The Limitation of Relational Databases (The "Librarian" Flaw)
A relational database (like PostgreSQL) behaves like a thorough librarian who knows every book but lacks an efficient index for specific terms.
- The Sequential Scan: To find a keyword, the database must scan every row and examine every text field character-by-character. While accurate, this is painfully slow for large datasets.
- Lack of Relevance: Standard SQL queries don't inherently understand which result is "better." They return matches in a semi-random order, failing to prioritize a "MacBook Pro" over a "Laptop Bag" when a user searches for "Laptop."
The Revolution: The Inverted Index
The core innovation that powers Elasticsearch (and its underlying technology, Apache Lucene) is the Inverted Index.
Instead of searching through documents to find terms, we "invert" the problem. We create a map where each unique word (term) points to the documents where it appears.

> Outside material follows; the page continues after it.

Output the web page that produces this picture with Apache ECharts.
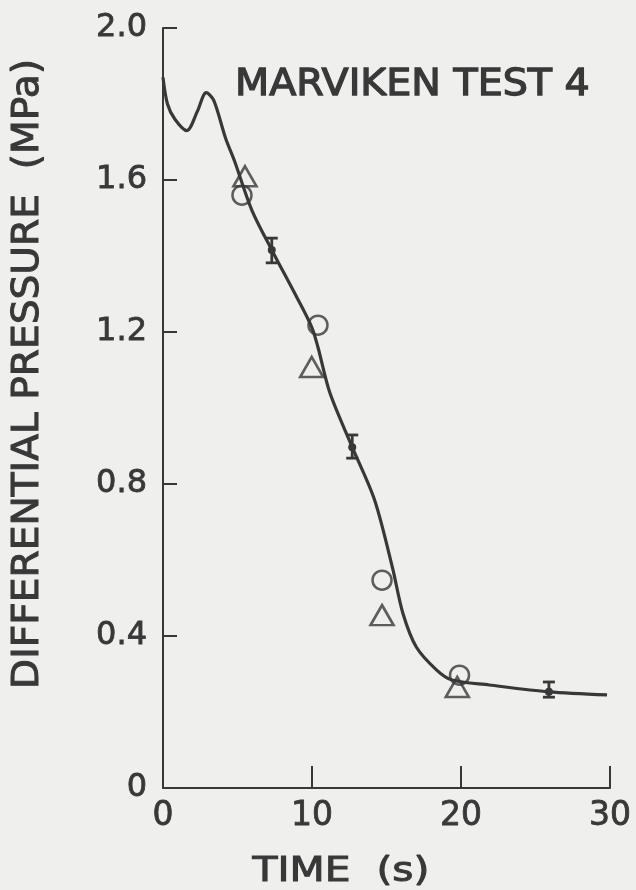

| Term | Documents & Positions |
|---|---|
| Machine | Doc 1 (Page 1, 15), Doc 2 (Page 5), Doc 3 (Page 1) |
| Learning | Doc 1 (Page 1, 16), Doc 4 (Page 2), Doc 5 (Page 3) |
This structure allows the search engine to instantly identify all relevant documents without scanning the entire database.
Relevance Scoring (BM25 Algorithm)
Elasticsearch doesn't just find matches; it ranks them using sophisticated algorithms like BM25. Key factors include:
- Term Frequency (TF): How often a term appears in a document.

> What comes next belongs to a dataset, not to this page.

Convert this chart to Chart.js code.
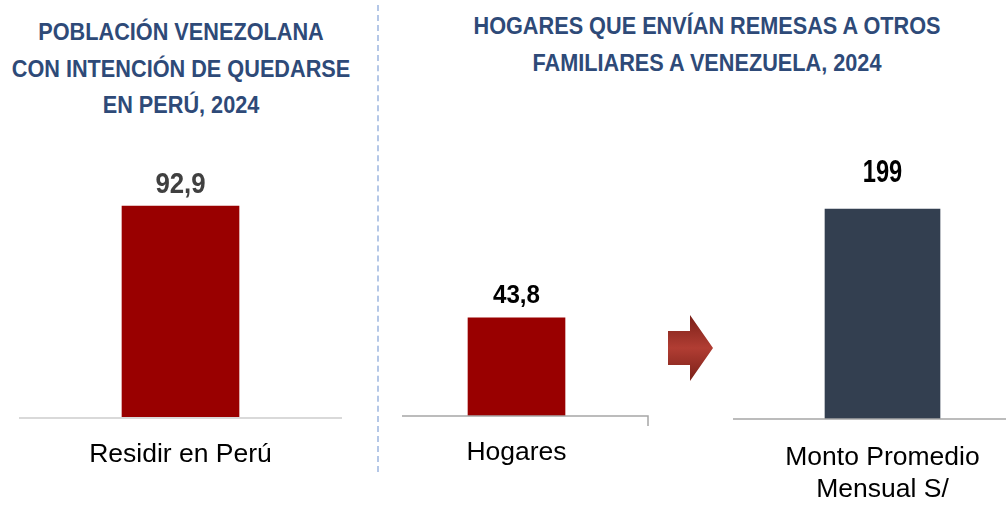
<!DOCTYPE html>
<html>
<head>
<meta charset="utf-8">
<script src="https://cdn.jsdelivr.net/npm/chart.js@4.4.1/dist/chart.umd.min.js"></script>
<style>
  html, body { margin:0; padding:0; background:#fff; }
  #stage { position:relative; width:1006px; height:506px; overflow:hidden; background:#fff;
           font-family: "Liberation Sans", Arial, sans-serif; }
  .wrap { position:absolute; }
  .title { position:absolute; text-align:center; color:#2e4a78; font-weight:bold; font-size:24.5px; line-height:36.5px;
           white-space:nowrap; transform:scaleX(0.885); transform-origin:50% 50%; }
  #sep { position:absolute; left:377px; top:5px; width:0; height:467px; border-left:2px dashed #b4c7e7; }
  #arrow { position:absolute; left:660px; top:305px; }
</style>
</head>
<body>
<div id="stage">
  <div class="title" id="t1"></div>
  <div class="title" id="t2"></div>
  <div id="sep"></div>
  <svg id="arrow" width="60" height="90" viewBox="660 305 60 90">
    <defs>
      <linearGradient id="ag" x1="0" y1="0" x2="0" y2="1">
        <stop offset="0" stop-color="#7a2018"/>
        <stop offset="0.5" stop-color="#b13d33"/>
        <stop offset="1" stop-color="#7a2018"/>
      </linearGradient>
    </defs>
    <polygon points="668,331 690,331 690,315 713,348 690,381 690,365 668,365" fill="url(#ag)"/>
  </svg>
  <div class="wrap" id="w1"><canvas id="c1"></canvas></div>
  <div class="wrap" id="w2"><canvas id="c2"></canvas></div>
  <div class="wrap" id="w3"><canvas id="c3"></canvas></div>
</div>
<script>
// ---- data ----
const titleLeft = ['POBLACIÓN VENEZOLANA', 'CON INTENCIÓN DE QUEDARSE', 'EN PERÚ, 2024'];
const titleRight = ['HOGARES QUE ENVÍAN REMESAS A OTROS', 'FAMILIARES A VENEZUELA, 2024'];
const stayCategories = ['Residir en Perú'];
const stayValues = [92.9];
const remitCategories = ['Hogares'];
const remitValues = [43.8];
const amountCategories = [['Monto Promedio', 'Mensual S/']];
const amountValues = [199];

// ---- titles ----
const t1 = document.getElementById('t1');
t1.innerHTML = titleLeft.join('<br>');
Object.assign(t1.style, { left: '-39px', width: '440px', top: '14px' });
const t2 = document.getElementById('t2');
t2.innerHTML = titleRight.join('<br>');
Object.assign(t2.style, { left: '407px', width: '600px', top: '8px' });

const FONT = '"Liberation Sans", Arial, sans-serif';

function fmt(v) { return String(v).replace('.', ','); }

const valueLabels = {
  id: 'valueLabels',
  afterDatasetsDraw(chart, args, opts) {
    const ctx = chart.ctx;
    chart.getDatasetMeta(0).data.forEach((bar, i) => {
      ctx.save();
      ctx.font = 'bold ' + opts.size + 'px ' + FONT;
      ctx.fillStyle = opts.color;
      ctx.textAlign = 'center';
      ctx.textBaseline = 'alphabetic';
      // centre of the capitals sits opts.offset px above the bar top
      ctx.translate(bar.x, bar.y - opts.offset + 0.358 * opts.size);
      ctx.scale(opts.sx, 1);
      ctx.fillText(fmt(chart.data.datasets[0].data[i]), 0, 0);
      ctx.restore();
    });
  }
};

const baseLine = {
  id: 'baseLine',
  afterDatasetsDraw(chart, args, opts) {
    const ctx = chart.ctx;
    const y = chart.chartArea.bottom;
    ctx.save();
    ctx.strokeStyle = opts.color;
    ctx.lineWidth = opts.width;
    ctx.beginPath();
    ctx.moveTo(0, y);
    ctx.lineTo(chart.width - (opts.tick ? 1 : 0), y);
    if (opts.tick) { ctx.lineTo(chart.width - 1, y + 10); }
    ctx.stroke();
    ctx.restore();
  }
};

function place(id, left, top, width, height) {
  Object.assign(document.getElementById(id).style, {
    left: left + 'px', top: top + 'px', width: width + 'px', height: height + 'px'
  });
}

function makeChart(canvasId, cats, vals, o) {
  return new Chart(document.getElementById(canvasId), {
    type: 'bar',
    data: { labels: cats, datasets: [{ data: vals, backgroundColor: o.color, barThickness: o.barW, borderWidth: 0 }] },
    plugins: [valueLabels, baseLine],
    options: {
      responsive: true, maintainAspectRatio: false, animation: false,
      layout: { padding: { top: 60, left: o.padL || 0, right: o.padR || 0, bottom: 0 } },
      plugins: {
        legend: { display: false }, tooltip: { enabled: false }, title: { display: false },
        valueLabels: { size: o.labelSize, sx: o.labelSx, color: o.labelColor, offset: o.labelOffset },
        baseLine: { color: o.lineColor, width: o.lineWidth, tick: o.tick }
      },
      scales: {
        x: {
          grid: { display: false, drawTicks: false },
          border: { display: false },
          ticks: { color: '#000', padding: o.tickPad, font: { family: FONT, size: 26.5, lineHeight: '32px' } }
        },
        y: { display: false, min: 0, max: o.max, grid: { display: false } }
      }
    }
  });
}

place('w1', 19, 130, 323, 362);
place('w2', 402, 132, 247, 358);
place('w3', 733, 127, 273, 402);

makeChart('c1', stayCategories, stayValues, {
  color: '#990000', barW: 117, max: 100, labelColor: '#404040', labelOffset: 23.5, labelSize: 30, labelSx: 0.86,
  lineColor: '#d9d9d9', lineWidth: 2, tickPad: 21
});
makeChart('c2', remitCategories, remitValues, {
  color: '#990000', barW: 97, max: 100, padR: 18, labelColor: '#000', labelOffset: 24.5, labelSize: 26, labelSx: 0.93,
  lineColor: '#a6a6a6', lineWidth: 1.5, tickPad: 21, tick: true
});
makeChart('c3', amountCategories, amountValues, {
  color: '#333f50', barW: 115, max: 220, padL: 26, labelColor: '#000', labelOffset: 38.3, labelSize: 32, labelSx: 0.74,
  lineColor: '#a6a6a6', lineWidth: 1.5, tickPad: 23
});
</script>
</body>
</html>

- Inverse Document Frequency (IDF): How rare a term is across the entire index. Rare terms are weighted more heavily.
- Field Boosting: Assigning higher importance to matches in specific fields (e.g., a match in the
titleis more relevant than a match in thedescription). - Document Length: Adjusting scores based on how much total content a document contains.
Why Use Elasticsearch?
- Blazingly Fast: Returns results in milliseconds, even across billions of documents.

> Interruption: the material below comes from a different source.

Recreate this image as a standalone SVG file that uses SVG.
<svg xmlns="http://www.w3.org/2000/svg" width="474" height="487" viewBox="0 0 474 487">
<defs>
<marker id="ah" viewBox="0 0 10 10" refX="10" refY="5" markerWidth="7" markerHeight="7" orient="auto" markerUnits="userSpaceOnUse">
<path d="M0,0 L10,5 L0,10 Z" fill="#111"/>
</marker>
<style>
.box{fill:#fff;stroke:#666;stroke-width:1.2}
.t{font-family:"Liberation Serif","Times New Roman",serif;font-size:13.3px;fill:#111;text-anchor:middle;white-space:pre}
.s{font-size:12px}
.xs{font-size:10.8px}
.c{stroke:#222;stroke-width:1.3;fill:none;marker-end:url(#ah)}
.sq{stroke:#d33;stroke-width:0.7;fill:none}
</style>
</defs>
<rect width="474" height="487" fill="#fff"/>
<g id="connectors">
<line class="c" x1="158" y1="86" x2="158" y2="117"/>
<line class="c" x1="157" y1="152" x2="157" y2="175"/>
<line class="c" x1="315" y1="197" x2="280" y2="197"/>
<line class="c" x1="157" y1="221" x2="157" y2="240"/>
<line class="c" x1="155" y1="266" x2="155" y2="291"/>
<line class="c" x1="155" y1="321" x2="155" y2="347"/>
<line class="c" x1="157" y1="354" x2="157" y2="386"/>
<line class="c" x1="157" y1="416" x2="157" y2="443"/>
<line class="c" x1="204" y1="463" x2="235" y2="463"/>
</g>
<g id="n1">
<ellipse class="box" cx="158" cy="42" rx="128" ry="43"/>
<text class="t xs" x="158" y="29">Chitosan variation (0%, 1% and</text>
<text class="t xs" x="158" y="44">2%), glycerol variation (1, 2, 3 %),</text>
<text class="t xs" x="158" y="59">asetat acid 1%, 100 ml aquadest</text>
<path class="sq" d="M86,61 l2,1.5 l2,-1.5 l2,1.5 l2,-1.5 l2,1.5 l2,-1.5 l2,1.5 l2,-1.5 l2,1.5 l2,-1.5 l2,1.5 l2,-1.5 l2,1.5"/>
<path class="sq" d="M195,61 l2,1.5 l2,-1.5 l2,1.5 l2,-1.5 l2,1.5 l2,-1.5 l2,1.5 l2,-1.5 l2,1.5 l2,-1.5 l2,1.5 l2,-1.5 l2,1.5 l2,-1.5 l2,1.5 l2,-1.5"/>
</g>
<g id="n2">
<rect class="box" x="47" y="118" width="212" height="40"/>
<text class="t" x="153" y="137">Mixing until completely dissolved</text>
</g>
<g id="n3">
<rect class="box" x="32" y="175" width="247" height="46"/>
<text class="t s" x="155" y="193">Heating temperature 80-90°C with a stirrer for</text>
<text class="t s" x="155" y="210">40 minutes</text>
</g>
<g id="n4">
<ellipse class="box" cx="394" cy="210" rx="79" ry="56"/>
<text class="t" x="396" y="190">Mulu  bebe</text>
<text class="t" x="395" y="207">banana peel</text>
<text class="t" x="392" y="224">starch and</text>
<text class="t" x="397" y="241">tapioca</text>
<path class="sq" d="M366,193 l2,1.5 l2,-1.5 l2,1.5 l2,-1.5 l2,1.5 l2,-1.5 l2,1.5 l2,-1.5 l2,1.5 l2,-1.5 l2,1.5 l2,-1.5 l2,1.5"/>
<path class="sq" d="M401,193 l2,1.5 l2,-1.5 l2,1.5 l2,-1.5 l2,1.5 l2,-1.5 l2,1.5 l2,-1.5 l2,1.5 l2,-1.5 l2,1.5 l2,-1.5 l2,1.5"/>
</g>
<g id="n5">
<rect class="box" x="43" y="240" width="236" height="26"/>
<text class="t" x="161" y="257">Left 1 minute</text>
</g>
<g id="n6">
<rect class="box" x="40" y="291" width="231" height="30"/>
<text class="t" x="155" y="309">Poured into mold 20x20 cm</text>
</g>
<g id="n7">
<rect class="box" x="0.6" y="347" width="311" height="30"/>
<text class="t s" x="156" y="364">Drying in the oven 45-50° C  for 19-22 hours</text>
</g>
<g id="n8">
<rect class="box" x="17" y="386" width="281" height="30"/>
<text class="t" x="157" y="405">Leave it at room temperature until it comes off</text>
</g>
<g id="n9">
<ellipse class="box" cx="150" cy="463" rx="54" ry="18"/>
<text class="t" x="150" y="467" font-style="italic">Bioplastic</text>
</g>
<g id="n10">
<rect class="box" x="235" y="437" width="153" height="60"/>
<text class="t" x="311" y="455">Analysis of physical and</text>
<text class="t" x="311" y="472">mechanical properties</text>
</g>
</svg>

- Typo Tolerance: Uses "fuzzy" matching to suggest the correct results even when the user makes a mistake (e.g., "treading" -> "trending").
- Log Management (The ELK Stack): Beyond search, Elasticsearch is a cornerstone of the ELK stack (Elasticsearch, Logstash, Kibana) for centralized logging and observability.
- Type-Ahead Interfaces: Powers the interactive "suggestions as you type" experiences found on platforms like Amazon and Google.
Practical Implementation: PostgreSQL vs. Elasticsearch
| Feature | PostgreSQL (TSearch) | Elasticsearch |
|---|---|---|
| Primary Use | Structured Data Storage | Highly Relevant Full-Text Search |
| Search Speed | Good for small/mid datasets | Superior for massive datasets |
| Management | Part of your existing DB | Separate infrastructure complexity |
| Best For | "Internal" search/Simple apps | Production e-commerce/Log analytics |
[!TIP] If your application already uses the ELK Stack for logging, it often makes sense to leverage the existing Elasticsearch nodes for your application's search requirements.
Summary
As a backend engineer, you don't need to master the deep mathematics of Lucene, but you must know when to reach for a search engine. When your requirements involve latency-sensitive queries, relevance ranking, or typo tolerance, Elasticsearch is the industry-standard tool to ensure your users find exactly what they are looking for.